Un día después de que la crítica sevillana ajusticiara sin paliativos la antología del flamenco heterodoxo de un exflamenco como Niño de Elche, cuya provocación cumplió con su cometido —que hablen mal pero que hablen—, llegaba al improvisado, y caluroso, café cantante del Teatro Alameda una nueva revisión de lo jondo de la mano de David Lagos, un flamenco consagrado en lo suyo y un portento vocal y creativo enfrascado siempre en conocer, recuperar y reinventar por derecho el cante que le da de comer y que, entre otras cosas, le ha permitido ser galardonado con una Lámpara Minera o acompañar por medio mundo a artistas de la dimensión única de Israel Galván. Hodierno, un latinajo en desuso que alude a la actualidad, es el nombre del proyecto musical que ha presentado en el marco de la Bienal sevillana, un campo de minas sin vallar donde no parece que el criterio programático y el rumbo del certamen estén a la altura de los presupuestos públicos que maneja cada dos años.

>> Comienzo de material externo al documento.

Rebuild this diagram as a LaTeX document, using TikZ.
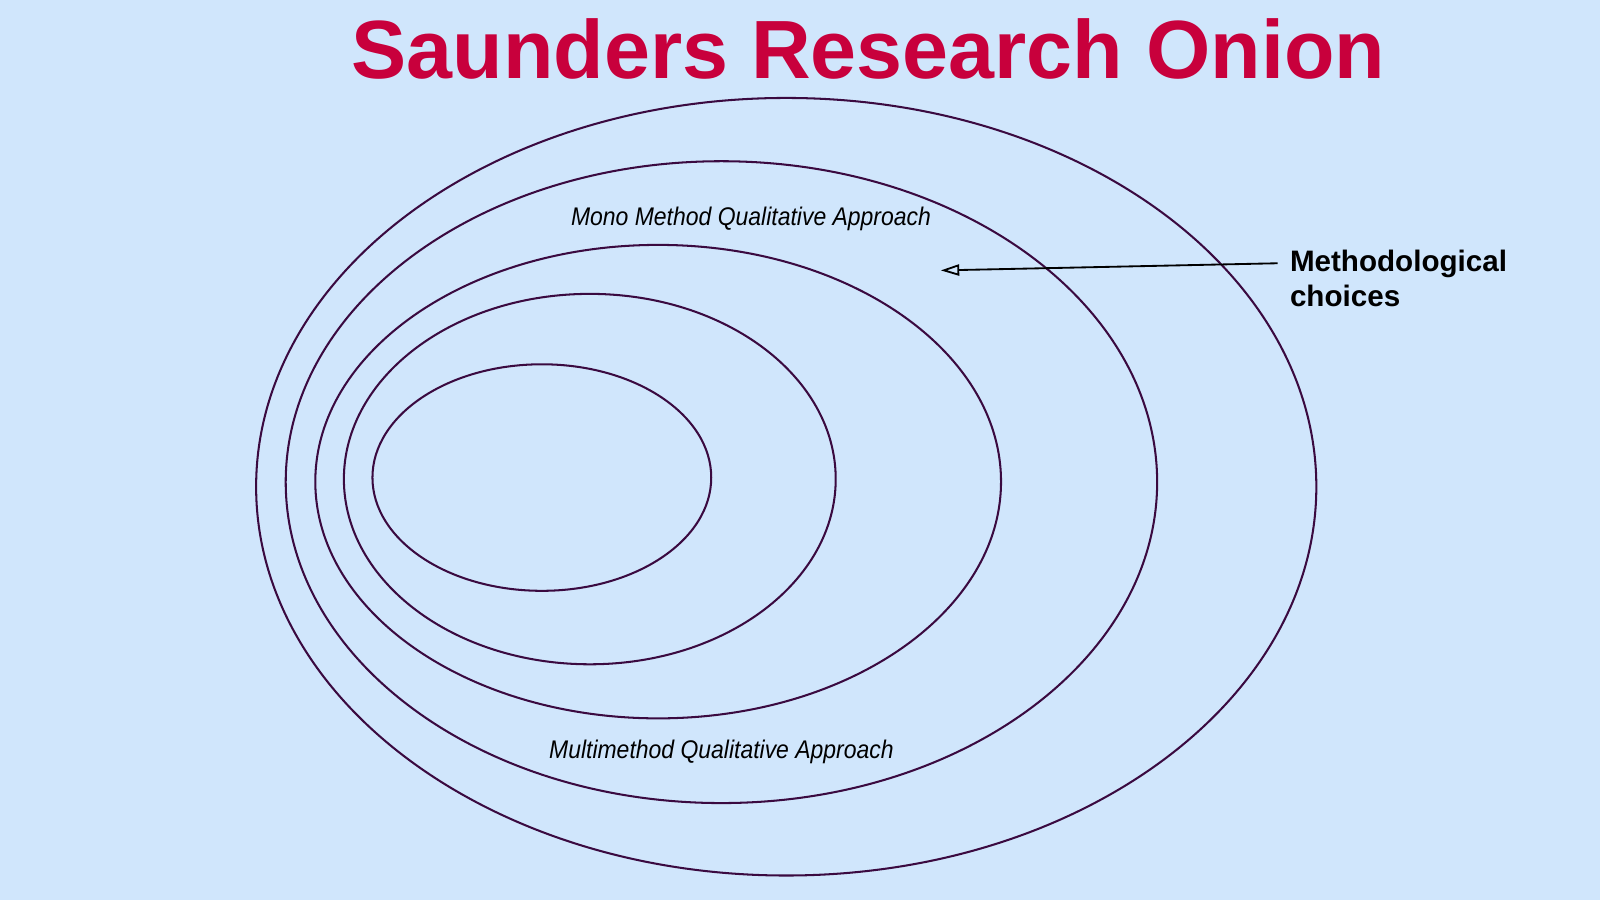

Bajo las bases electrónicas de Artomático, alias del productor Daniel Muñoz, Lagos ha estado acompañado en esta nueva aventura, más posmoderna que moderna, más distópica que utópica, por la guitarra de recursos ilimitados de su hermano Alfredo, y por el saxo (y el tudel) de Juan Jiménez. Casi con un machete en la boca para abrirse paso entre el, a menudo, ensordecedor ruido, el cantaor jerezano tira de rabia y furia para colocar al cante en su sitio. Ajeno al efectismo y con discurso propio para, una vez más, hablarnos de fatigas y de la condición humana. La experimentación invita a reflexionar sobre el ruido que rodea y soporta actualmente el arte, y el flamenco en particular, una permanente tensión entre lo que debería de ser y lo que es, o un desafío entre crear en libertad (con lo cara que es) o sometido al imperio de las modas, la mercadotecnia y el taquillaje. De todo eso hay en la función.
Pero quizás la verdad, esa cosa, quede patente en esa aparición fulgurante de Emilio Caracafé, moronero y fronterizo, para rescatar junto al bueno de David una mariana con más de cien años, recreada originalmente por Garrido de Jerez. O la verdad se encuentre en las notas a solas, en la más pulcra intimidad de Alfredo Lagos. O quizás la verdad sea esa pelea inicial en el prehistórico romance de la monja, donde los ecos de El Negro de El Puerto aparecen más modernos que nunca, más frescos que nunca al rescate de una tradición oral en serio peligro de extinción. O en la malagueña de un Chacón 2.0, atravesado por el incesante paso del tiempo que manejamos los humanos, diminutas partículas en un universo que camina a millones de años luz hasta su destrucción. Yo me estoy muriendo, yo no tengo a nadie, se queja en la liviana del desalivio, otra metáfora sonora del individualismo imperante y una pieza abrumadora. Épica y asfixiante. Premeditadamente acelerada con un tictac de fondo. Todo es cuestión de tiempo, y este dictará sentencia sobre qué perdura y qué cae en el olvido. “Los relojes asesinan el tiempo”, escribía Faulkner en El ruido y la furia, y “solo al detenerse el reloj vuelve el tiempo a la vida”. Que yo me estoy muriendo, yo no tengo a nadie…
Uno de los momentos álgidos del recital, en todo caso, encierra una gran verdad de plena actualidad raspada a palo seco por David Lagos. No tenemos la certeza pero intuimos que la letra pueda ser suya. El pregón del miedo es una adaptación del de Macandé traído a un presente perturbador, donde hay miedo a mover un dedo y hay miedo a preguntar. Nos vienen vendiendo miedo / compramos mucho miedo, entona Lagos, completando un relato donde quizás no se explique bien que esos artistas no están tanto en el escenario para entablar sereno diálogo musical, sino más bien como incómodos artivistas de un presente desconcertante y de un futuro plagado de inquietantes incertidumbres. Por eso a veces todo suena tan sucio, por eso a veces las grabaciones con los ecos de Lagos engullen al propio cantaor en directo, o por eso cambian las estructuras, los moldes, los acordes, centellean las luces para cegarnos… hasta llegar al clímax de una ceremonia de la confusión que vivimos (y sufrimos) en el primer mundo en esta época un tanto siniestra. Confusión, verbigracia, en forma de etiquetas, discursos de odio o noticias falsas propagadas a la velocidad de la luz.